Treinta y un tardes pegado al televisor, compartiendo el tendido virtual de Las Ventas con un puñado de buena gente, cada uno de nuestro padre y nuestra madre, con distintas visiones y distintas tauromaquias en la cabeza. Casi doscientos toros han salido por esos chiqueros y ha tenido que ser el último día el que nos ha puesto de acuerdo a todos.
Miura y su leyenda a cuestas y enfrente un hombre por el que uno había apostado fuerte al inicio del festejo. Un hombre que nunca me defrauda, a pesar de que esta mierda de tinglado que se tienen montado le condena a matar cuatro corridas mal contadas y con hierros de los que piden el DNI.

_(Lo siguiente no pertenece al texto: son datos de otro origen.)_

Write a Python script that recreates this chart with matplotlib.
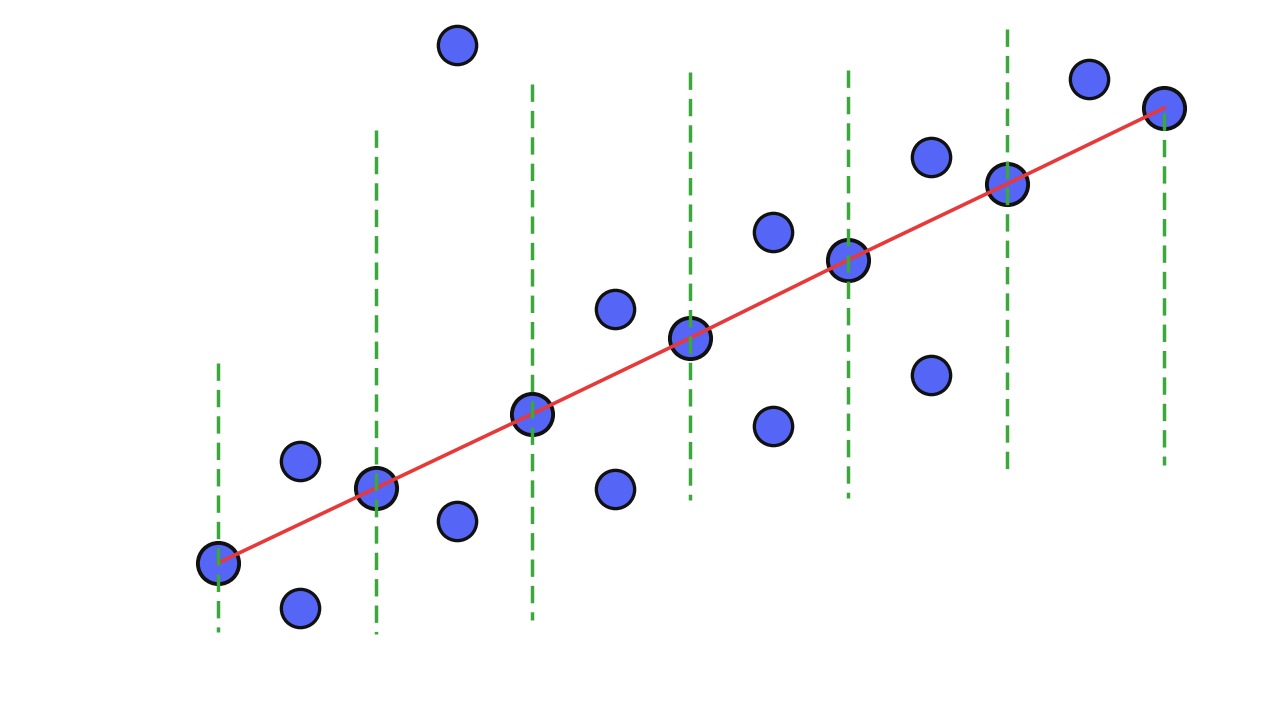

Pero le da igual. Él se entrega desde el principio y le da las buenas tardes con una larga cambiada. Y brinda al público y empieza toreando de rodillas. Y lo coge largo, y le baja la mano, y le traga una barbaridad. Y cambia de pitón y pega el mejor natural que hemos visto en estos treinta y un días. Y cuando todos estamos soñando con una de las faenas de la Feria, la espada, maldita sea, le vuelve a privar de un triunfo gordo. Como en 2009 con un toro de José Escolar. O ese mismo año con otro Miura en Sanfermines.
Y a la tercera llega la estocada que esperábamos para pedirle las orejas y salir por la Puerta Grande. Y brotan las lágrimas en el rostro del torero. Y nos contagia a muchos, que nos rompemos las manos a aplaudir mientras da una vuelta al ruedo que tiene más peso que algunas orejas.
Se anuncia Rafaelillo en los carteles pero, hacedme caso, si os lo encontráis tratadle de Don: Don Rafael Rubio Luján, ¡torerazo!